A responsibility of the custodian is facilitating the settlement of trades. When a client buys or sells a security, the custodian ensures the timely and accurate exchange of cash and securities within the standard settlement cycle. This settlement service relies on interfaces with the central clearing systems like the DTC and the Federal Reserve.

The custodian is also responsible for all income collection associated with the assets under care. This includes collecting dividends from stocks and interest payments from bonds and ensuring these funds are credited to the client’s account promptly.

Processing corporate actions is another major duty, covering mandatory events like stock splits or mergers and voluntary events like tender offers or proxy voting. The custodian is responsible for notifying the client and executing the client’s instructions regarding these actions.

The custodian performs administrative services, such as calculating the market value of assets daily and providing comprehensive monthly statements. They are also tasked with generating necessary tax reporting documentation for dividends and interest income. The custodian acts as an independent verifier of the asset holdings, lending credibility and transparency to the client’s financial reporting.

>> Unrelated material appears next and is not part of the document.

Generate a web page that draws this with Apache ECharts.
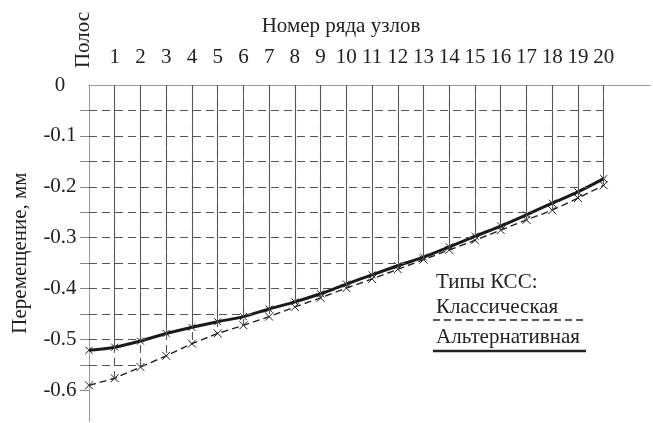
<!DOCTYPE html>
<html>
<head>
<meta charset="utf-8">
<script src="https://cdn.jsdelivr.net/npm/echarts@6/dist/echarts.min.js"></script>
<style>
  html, body { margin: 0; padding: 0; background: #fff; }
  #chart { width: 653px; height: 423px; }
</style>
</head>
<body>
<div id="chart"></div>
<script>
// Node row numbers along the top axis (0 = pole)
const nodes = [0,1,2,3,4,5,6,7,8,9,10,11,12,13,14,15,16,17,18,19,20];
// Displacement, mm — alternative scheme (solid)
const altValues = [-0.521,-0.515,-0.503,-0.488,-0.476,-0.465,-0.455,-0.440,-0.426,-0.410,-0.391,-0.373,-0.355,-0.338,-0.318,-0.297,-0.277,-0.255,-0.232,-0.210,-0.184];
// Displacement, mm — classic scheme (dashed)
const classicValues = [-0.590,-0.576,-0.554,-0.532,-0.508,-0.488,-0.472,-0.455,-0.436,-0.418,-0.399,-0.381,-0.362,-0.343,-0.324,-0.305,-0.285,-0.265,-0.246,-0.222,-0.197];
// Y tick labels and the finer grid levels
const yLabelValues = [0,-0.1,-0.2,-0.3,-0.4,-0.5,-0.6];
const gridLevels = [-0.05,-0.1,-0.15,-0.2,-0.25,-0.3,-0.35,-0.4,-0.45,-0.5,-0.55,-0.6];

const FONT = "'Liberation Serif','Times New Roman',serif";
const TEXT = '#222';

const altPts = nodes.map((n, i) => [n, altValues[i]]);
const classicPts = nodes.map((n, i) => [n, classicValues[i]]);

// first x where a curve passes through level L (linear between nodes)
function crossing(vals, L) {
  for (let i = 0; i < vals.length - 1; i++) {
    const a = vals[i], b = vals[i + 1];
    if ((a - L) * (b - L) <= 0 && a !== b) {
      return nodes[i] + (L - a) / (b - a) * (nodes[i + 1] - nodes[i]);
    }
  }
  return null;
}

// horizontal grid lines run from the axis to where they meet a curve
const hLines = [];
gridLevels.forEach(L => {
  const xs = [crossing(altValues, L), crossing(classicValues, L)].filter(v => v !== null);
  let end;
  if (xs.length) end = Math.min.apply(null, xs);
  else if (L < classicValues[0]) return;
  else end = nodes[nodes.length - 1];
  hLines.push([{ coord: [0, L] }, { coord: [end, L] }]);
});

// vertical drop lines from zero to each curve
const vSolid = nodes.slice(1).map(n => [{ coord: [n, 0] }, { coord: [n, altValues[n]] }]);
const vDashed = nodes.slice(1).map(n => [{ coord: [n, 0] }, { coord: [n, classicValues[n]] }]);

const cross = 'path://M0,0L10,10M10,0L0,10';

const chart = echarts.init(document.getElementById('chart'), null, { renderer: 'canvas' });
chart.setOption({
  backgroundColor: '#fff',
  animation: false,
  textStyle: { fontFamily: FONT, color: TEXT },
  grid: { left: 89, right: 3, top: 85, bottom: 2, containLabel: false, outerBoundsMode: 'none' },
  xAxis: {
    type: 'value',
    position: 'top',
    min: 0, max: 21.8, interval: 1,
    axisLine: { show: true, lineStyle: { color: '#999', width: 1 } },
    axisTick: { show: false },
    splitLine: { show: false },
    axisLabel: {
      margin: 17,
      fontFamily: FONT, fontSize: 21, color: TEXT,
      showMaxLabel: false,
      formatter: v => (v >= 1 && v <= 20) ? String(v) : ''
    }
  },
  yAxis: {
    type: 'value',
    min: -0.66, max: 0,
    name: 'Перемещение, мм',
    nameLocation: 'middle',
    nameGap: 58,
    nameTextStyle: { fontFamily: FONT, fontSize: 21, color: TEXT },
    axisLine: { show: true, lineStyle: { color: '#999', width: 1 } },
    axisTick: {
      show: true, length: 9,
      customValues: gridLevels,
      lineStyle: { color: '#888' }
    },
    splitLine: { show: false },
    axisLabel: {
      margin: 29,
      align: 'center',
      fontFamily: FONT, fontSize: 21, color: TEXT,
      customValues: yLabelValues,
      formatter: v => { const r = Math.round(v * 10) / 10; return r === 0 ? '0' : r.toFixed(1); }
    }
  },
  series: [
    {
      name: 'grid-solid', type: 'line', data: altPts, z: 1,
      showSymbol: false, lineStyle: { width: 0, opacity: 0 }, silent: true,
      markLine: {
        silent: true, symbol: ['none', 'none'], label: { show: false },
        lineStyle: { color: '#555', width: 1, type: 'solid' },
        data: vSolid
      }
    },
    {
      name: 'grid-dashed', type: 'line', data: classicPts, z: 1,
      showSymbol: false, lineStyle: { width: 0, opacity: 0 }, silent: true,
      markLine: {
        silent: true, symbol: ['none', 'none'], label: { show: false },
        lineStyle: { color: '#555', width: 1.1, type: [8, 5] },
        data: vDashed.concat(hLines)
      }
    },
    {
      name: 'Классическая', type: 'line', data: classicPts, z: 3,
      symbol: cross, symbolSize: 8,
      itemStyle: { color: 'none', borderColor: '#222', borderWidth: 1 },
      lineStyle: { color: '#222', width: 1.4, type: [7, 4] }
    },
    {
      name: 'Альтернативная', type: 'line', data: altPts, z: 4, smooth: 0.3,
      symbol: cross, symbolSize: 7,
      itemStyle: { color: 'none', borderColor: '#222', borderWidth: 1 },
      lineStyle: { color: '#1a1a1a', width: 3 }
    }
  ],
  graphic: [
    { type: 'text', x: 341, y: 26, style: { text: 'Номер ряда узлов', font: '21px ' + FONT, fill: TEXT, align: 'center', verticalAlign: 'middle' } },
    { type: 'text', x: 83, y: 40, rotation: Math.PI / 2, style: { text: 'Полос', font: '21px ' + FONT, fill: TEXT, align: 'center', verticalAlign: 'middle' } },
    { type: 'text', x: 436, y: 282, style: { text: 'Типы КСС:', font: '21px ' + FONT, fill: TEXT, verticalAlign: 'middle' } },
    { type: 'text', x: 436, y: 307, style: { text: 'Классическая', font: '21px ' + FONT, fill: TEXT, verticalAlign: 'middle' } },
    { type: 'line', shape: { x1: 433, y1: 320, x2: 585, y2: 320 }, style: { stroke: '#222', lineWidth: 1.5, lineDash: [7, 4] } },
    { type: 'text', x: 436, y: 337, style: { text: 'Альтернативная', font: '21px ' + FONT, fill: TEXT, verticalAlign: 'middle' } },
    { type: 'line', shape: { x1: 433, y1: 351, x2: 586, y2: 351 }, style: { stroke: '#222', lineWidth: 2.5 } }
  ]
});
</script>
</body>
</html>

Operational Requirements for Asset Segregation

The operational foundation of financial safekeeping rests on the principle of asset segregation. This means that a client’s assets must be physically or electronically separated from the custodian’s own proprietary assets. The segregation is mandated to protect the client’s holdings from claims by the custodian’s general creditors in the event of the custodian’s insolvency or bankruptcy.

In the United States, this practice is formally enshrined in rules like SEC Rule 15c3-3, the Customer Protection Rule, which governs broker-dealers. This regulation requires firms to maintain physical possession or control of all fully paid and excess margin securities of customers. This ensures that customer assets are not commingled with the firm’s trading capital.

Accurate, auditable record-keeping is the operational mechanism that proves segregation is maintained. Custodians must employ accounting systems that track every transaction, income payment, and corporate action at the individual client account level. This detailed tracking allows external auditors and regulatory bodies to confirm that beneficial ownership rights are correctly attributed and protected.

The necessity for oversight drives the stringency of these operational standards. While the specific regulatory bodies vary, the underlying requirement is a continuous, verifiable system that prevents the misuse of client assets. These operational controls are subject to regular external audits to confirm the integrity of the internal controls over financial reporting.

Safekeeping Compared to Other Holding Arrangements

Safekeeping and custody services must be distinguished from other common financial arrangements to clarify the nature of ownership and risk. A standard bank deposit account, for instance, represents a liability of the bank to the depositor. The bank is obligated to repay the funds, meaning the money is a debt owed by the institution, not the client’s property.

In contrast, assets held in a safekeeping account remain the legal property of the client, not a liability of the custodian. If the custodian fails, the client’s segregated securities are returned to them, as they were never part of the custodian’s balance sheet. This difference fundamentally changes the risk profile, making safekeeping a mechanism for asset protection rather than a credit relationship.

The arrangement also differs substantially from an escrow agreement. Escrow involves a temporary arrangement where assets or funds are held by a neutral third party until a specific condition in a contract is met, such as the closing of a real estate transaction. Safekeeping is an ongoing, long-term relationship focused on the administration and protection of assets, not the temporary holding pending a contingent event.